I live in Minneapolis. It is hard to find words to describe what it is like living here at this moment. I have thought often that I've now joined a long line of humanity that has lived under a violent, fascist regime. So much of what happened to Renee Good haunts me. Including that Renee and her wife Becca moved here for safety, for belonging. I see so much courage all around me. The rapid responders, the mutual aid, the noisemakers outside the hotel of the ICE agents, the businesses that refuse to serve ICE, the pastor who told ICE to "take me instead" saying he was not afraid and when they did he refused to bow to their demand to say he was afraid, the protesters who show up on street corners and bridges, or to march on icy streets, the Somoli immigrants who bring tea and sambusas to the protesters. Courage is alive in this beautiful, hurting city. It will be a balm to attend your event here on Friday....
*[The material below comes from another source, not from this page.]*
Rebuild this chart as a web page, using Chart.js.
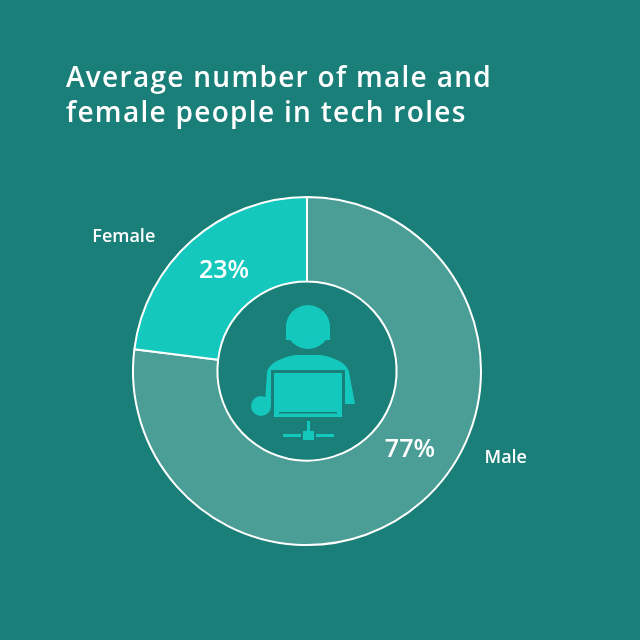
<!DOCTYPE html>
<html>
<head>
<meta charset="utf-8">
<script src="https://cdn.jsdelivr.net/npm/chart.js@4"></script>
<style>
  html, body { margin: 0; padding: 0; background: #1a7f78; }
  #wrap { position: relative; width: 640px; height: 640px; }
  #title { position: absolute; left: 66px; top: 59px; color: #fff; font-family: "Open Sans", sans-serif; font-size: 28px; font-weight: 600; line-height: 35px; letter-spacing: 1.3px; margin: 0; }
</style>
</head>
<body>
<div id="wrap">
  <h1 id="title">Average number of male and<br>female people in tech roles</h1>
  <canvas id="genderChart" width="640" height="640"></canvas>
</div>
<script>
const categories = ['Male', 'Female'];
const shares = [77, 23];
const colors = ['#4a9e96', '#14c8be'];
// where along each arc (0..1) and at what radius the texts sit
const pctPos = [0.46, 0.52];
const namePos = [0.41, 0.35];
const nameRadius = [217, 227];

const labelPlugin = {
  id: 'labels',
  afterDatasetsDraw(chart) {
    const ctx = chart.ctx;
    const arcs = chart.getDatasetMeta(0).data;
    ctx.save();
    ctx.fillStyle = '#fff';
    ctx.textAlign = 'center';
    ctx.textBaseline = 'middle';
    arcs.forEach((arc, i) => {
      const a1 = arc.startAngle + (arc.endAngle - arc.startAngle) * pctPos[i];
      const r1 = (arc.innerRadius + arc.outerRadius) / 2 - 2;
      ctx.font = '600 25px "Open Sans", sans-serif';
      ctx.fillText(shares[i] + '%', arc.x + Math.cos(a1) * r1, arc.y + Math.sin(a1) * r1);
      const a2 = arc.startAngle + (arc.endAngle - arc.startAngle) * namePos[i];
      ctx.font = '600 18px "Open Sans", sans-serif';
      ctx.fillText(categories[i], arc.x + Math.cos(a2) * nameRadius[i], arc.y + Math.sin(a2) * nameRadius[i]);
    });
    // simple support-agent icon in the hole
    const c = arcs[0];
    const x = c.x, y = c.y + 3;
    ctx.fillStyle = '#14c8be';
    ctx.strokeStyle = '#14c8be';
    ctx.beginPath(); ctx.arc(x + 1, y - 47, 22, 0, Math.PI * 2); ctx.fill();
    ctx.fillRect(x - 21, y - 50, 6, 16); ctx.fillRect(x + 17, y - 50, 6, 16);
    ctx.lineWidth = 2;
    ctx.beginPath(); ctx.moveTo(x - 3, y - 31); ctx.lineTo(x + 14, y - 33); ctx.stroke();
    ctx.beginPath();
    ctx.moveTo(x - 42, y + 30); ctx.lineTo(x - 40, y - 2);
    ctx.quadraticCurveTo(x - 37, y - 14, x - 12, y - 19);
    ctx.lineTo(x + 14, y - 19);
    ctx.quadraticCurveTo(x + 39, y - 14, x + 42, y - 2);
    ctx.lineTo(x + 48, y + 30); ctx.closePath(); ctx.fill();
    ctx.beginPath(); ctx.arc(x - 46, y + 32, 10, 0, Math.PI * 2); ctx.fill();
    ctx.fillStyle = '#1a7f78';
    ctx.fillRect(x - 36, y - 4, 74, 50);
    ctx.fillStyle = '#14c8be';
    ctx.fillRect(x - 33, y - 1, 68, 44);
    ctx.fillStyle = '#1a7f78';
    ctx.fillRect(x - 28, y + 38, 58, 1.5);
    ctx.fillStyle = '#14c8be';
    ctx.fillRect(x, y + 47, 3, 10);
    ctx.fillRect(x - 4, y + 57, 11, 9);
    ctx.fillRect(x - 24, y + 60, 18, 3);
    ctx.fillRect(x + 9, y + 60, 18, 3);
    ctx.restore();
  }
};

new Chart(document.getElementById('genderChart'), {
  type: 'doughnut',
  data: {
    labels: categories,
    datasets: [{
      data: shares,
      backgroundColor: colors,
      borderColor: '#ffffff',
      borderWidth: 2
    }]
  },
  options: {
    responsive: false,
    animation: false,
    cutout: '51.5%',
    layout: { padding: { left: 132, right: 158, top: 196, bottom: 94 } },
    plugins: { legend: { display: false }, tooltip: { enabled: false } }
  },
  plugins: [labelPlugin]
});
</script>
</body>
</html>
Courage, resistance, truth, and deep, deep love were my supervisor-turned-business-partner-turned-most intimate friend. Stan died unexpectedly in June. I got 17 years with him. How often and how well ovum and sperm came together in him. I did not know him during my years in the church but while I was very busy being close-minded, judgmental, and frightened of everything, Stan was across town, a deacon in his own church, acknowledging whatever life handed him, holding people in his blue-eyed gaze and encouraging them every time he was able, and suing the state of VT for the right to marry his beloved husband. The balm of his life poured out everywhere, and it found me in my lostness and just kept repeating in dozens of ways, "you are okay. you are lovely. you are loved." I would still really rather not live in a world without him, what died there was unspeakable grace and forgiveness. I spend every day trying to live forward his life. You are okay. You are lovely. You are loved.